Every business, if it is to survive, must have a way to understand when it is no longer achieving its plan and take steps to either get back on track or to devise a new, more achievable plan. Sometimes very difficult decisions must be made, and if current management cannot make those decisions, it may be necessary to replace management, which may be the most difficult decision of all. If the business is seen as an important entity in its own right and its health is important to its owners and managers, they will take the necessary steps to see it thrive.
In the current economic climate, business owners and managers must use every available tool to keep their business healthy and moving forward. Look to your professional service providers for immediate help when you sense a warning sign.

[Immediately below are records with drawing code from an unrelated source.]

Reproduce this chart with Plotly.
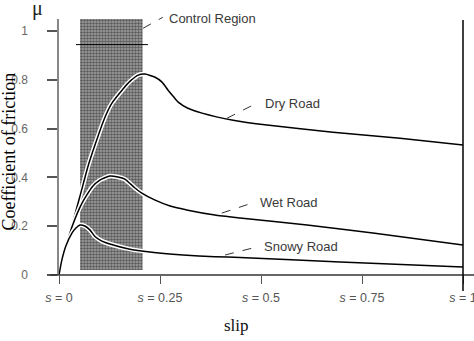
import plotly.graph_objects as go

# ---- data ----
dry_s = [0, 0.027, 0.052, 0.072, 0.089, 0.114, 0.131, 0.156, 0.176, 0.196, 0.213, 0.238, 0.255,
         0.270, 0.282, 0.295, 0.319, 0.354, 0.431, 0.515, 0.678, 0.844, 1.0]
dry_mu = [0, 0.172, 0.324, 0.447, 0.533, 0.648, 0.705, 0.758, 0.795, 0.820, 0.824, 0.811, 0.791,
          0.758, 0.734, 0.709, 0.684, 0.664, 0.635, 0.615, 0.586, 0.561, 0.533]

wet_s = [0, 0.007, 0.032, 0.057, 0.082, 0.101, 0.126, 0.146, 0.163, 0.188, 0.205, 0.238, 0.275,
         0.319, 0.386, 0.448, 0.614, 0.777, 1.0]
wet_mu = [0, 0.061, 0.197, 0.295, 0.361, 0.389, 0.406, 0.402, 0.393, 0.357, 0.336, 0.307, 0.283,
          0.266, 0.246, 0.234, 0.205, 0.172, 0.123]

snow_s = [0, 0.007, 0.017, 0.032, 0.042, 0.052, 0.064, 0.077, 0.089, 0.105, 0.130, 0.170, 0.225,
          0.307, 0.386, 0.448, 0.696, 1.0]
snow_mu = [0, 0.061, 0.119, 0.172, 0.193, 0.205, 0.201, 0.184, 0.158, 0.140, 0.125, 0.108, 0.094,
           0.082, 0.075, 0.072, 0.053, 0.033]

control_s = [0.052, 0.207]      # slip extent of the control region
control_mu = [0.02, 1.053]      # vertical extent of the shaded block
control_line_s = [0.042, 0.22]
control_line_mu = [0.945, 0.945]

x_ticks = [0, 0.25, 0.5, 0.75, 1]
x_tick_text = ["<i>s</i> = 0", "<i>s</i> = 0.25", "<i>s</i> = 0.5", "<i>s</i> = 0.75", "<i>s</i> = 1"]
y_ticks = [0, 0.2, 0.4, 0.6, 0.8, 1]
y_tick_text = ["0", "0.2", "0.4", "0.6", "0.8", "1"]

labels = {
    "Control Region": (0.267, 1.053, (0.208, 1.012), (0.257, 1.057)),
    "Dry Road": (0.505, 0.705, (0.416, 0.643), (0.485, 0.701)),
    "Wet Road": (0.493, 0.299, (0.403, 0.254), (0.478, 0.295)),
    "Snowy Road": (0.502, 0.115, (0.411, 0.082), (0.490, 0.115)),
}

YMAX = 1.05
NBSP = "\u00a0"
fig = go.Figure()

# control region (stippled block)
fig.add_trace(go.Bar(
    x=[(control_s[0] + control_s[1]) / 2], y=[control_mu[1] - control_mu[0]], base=[control_mu[0]],
    width=[control_s[1] - control_s[0]],
    marker=dict(color="#888888", line_width=0,
                pattern=dict(shape=".", fgcolor="#111111", bgcolor="#a4a4a4", size=3, solidity=0.55)),
    showlegend=False, hoverinfo="skip"))
fig.add_trace(go.Scatter(x=control_line_s, y=control_line_mu, mode="lines",
                         line=dict(color="black", width=1), showlegend=False, cliponaxis=False))

for s, mu in [(dry_s, dry_mu), (wet_s, wet_mu), (snow_s, snow_mu)]:
    fig.add_trace(go.Scatter(x=s, y=mu, mode="lines", line=dict(color="white", width=4.5, shape="spline", smoothing=0.5),
                             showlegend=False, hoverinfo="skip"))
    fig.add_trace(go.Scatter(x=s, y=mu, mode="lines", line=dict(color="black", width=1.5, shape="spline", smoothing=0.5),
                             showlegend=False))

shapes = []
annotations = []
for name, (tx, ty, p0, p1) in labels.items():
    annotations.append(dict(x=tx, y=ty / YMAX, xref="paper", yref="paper", text=name, showarrow=False,
                            xanchor="left", yanchor="middle",
                            font=dict(family="Liberation Sans, Arial", size=13, color="#3a3a3a")))
    shapes.append(dict(type="line", xref="paper", yref="paper", x0=p0[0], y0=p0[1] / YMAX, x1=p1[0], y1=p1[1] / YMAX,
                       line=dict(color="#333", width=1, dash="dash")))

# axis lines
shapes.append(dict(type="line", xref="paper", yref="paper", x0=-0.022, x1=1.03, y0=0, y1=0,
                   line=dict(color="#333", width=1.5)))
shapes.append(dict(type="line", xref="paper", yref="paper", x0=1, x1=1, y0=-0.0625, y1=0.996,
                   line=dict(color="black", width=1.5)))

annotations.append(dict(x=-0.054, y=1.04, xref="paper", yref="paper", text="μ", showarrow=False,
                        xanchor="center", yanchor="middle",
                        font=dict(family="Liberation Serif, Times New Roman", size=20, color="#222")))
annotations.append(dict(x=-0.123, y=0.484, xref="paper", yref="paper", text="Coefficient of friction",
                        textangle=-90, showarrow=False, xanchor="center", yanchor="middle",
                        font=dict(family="Liberation Serif, Times New Roman", size=18, color="#000")))
annotations.append(dict(x=0.44, y=-0.199, xref="paper", yref="paper", text="slip", showarrow=False,
                        xanchor="center", yanchor="middle",
                        font=dict(family="Liberation Serif, Times New Roman", size=17, color="#111")))

fig.update_layout(
    width=474, height=341, margin=dict(l=59, r=11, t=19, b=66, autoexpand=False),
    paper_bgcolor="white", plot_bgcolor="white", barmode="overlay",
    shapes=shapes, annotations=annotations,
    xaxis=dict(range=[0, 1], showgrid=False, zeroline=False, showline=False,
               tickmode="array", tickvals=x_ticks, ticktext=x_tick_text, ticks="outside", ticklen=8,
               tickcolor="#555", tickfont=dict(family="Liberation Sans, Arial", size=12.5, color="#555"),
               ticklabelstandoff=3, ticklabeloverflow="allow"),
    yaxis=dict(range=[0, YMAX], showgrid=False, zeroline=False, showline=True, linecolor="#888", linewidth=2,
               tickmode="array", tickvals=y_ticks, ticktext=[t + NBSP * 5 for t in y_tick_text],
               ticks="outside", ticklen=10, tickwidth=1.5,
               tickcolor="#555", tickfont=dict(family="Liberation Sans, Arial", size=12, color="#666"),
               ticklabeloverflow="allow"),
)

fig.write_html("out.html")
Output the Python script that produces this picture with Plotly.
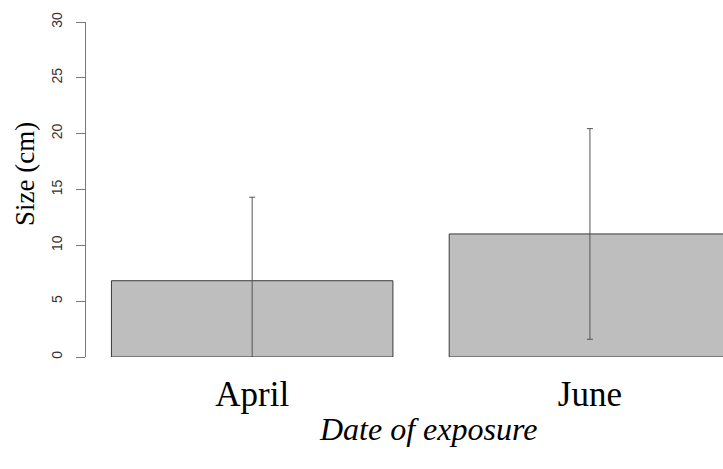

Accountants are on the frontlines every day and are usually in a very good position to alert you to signs of trouble and to assist in analyzing the source of problems.
Your attorney will either be able to help or refer you to another attorney who can assist you in holding off creditors while you seek solutions to the problems.
Another, not as commonly known source of assistance is your bank. Many banks have troubled loan workout departments. If you are open and honest with your bank, have a good working relationship and remain current in your payments, they may be able to help you achieve your goals. After all, your bank wants you to remain healthy so they will be repaid.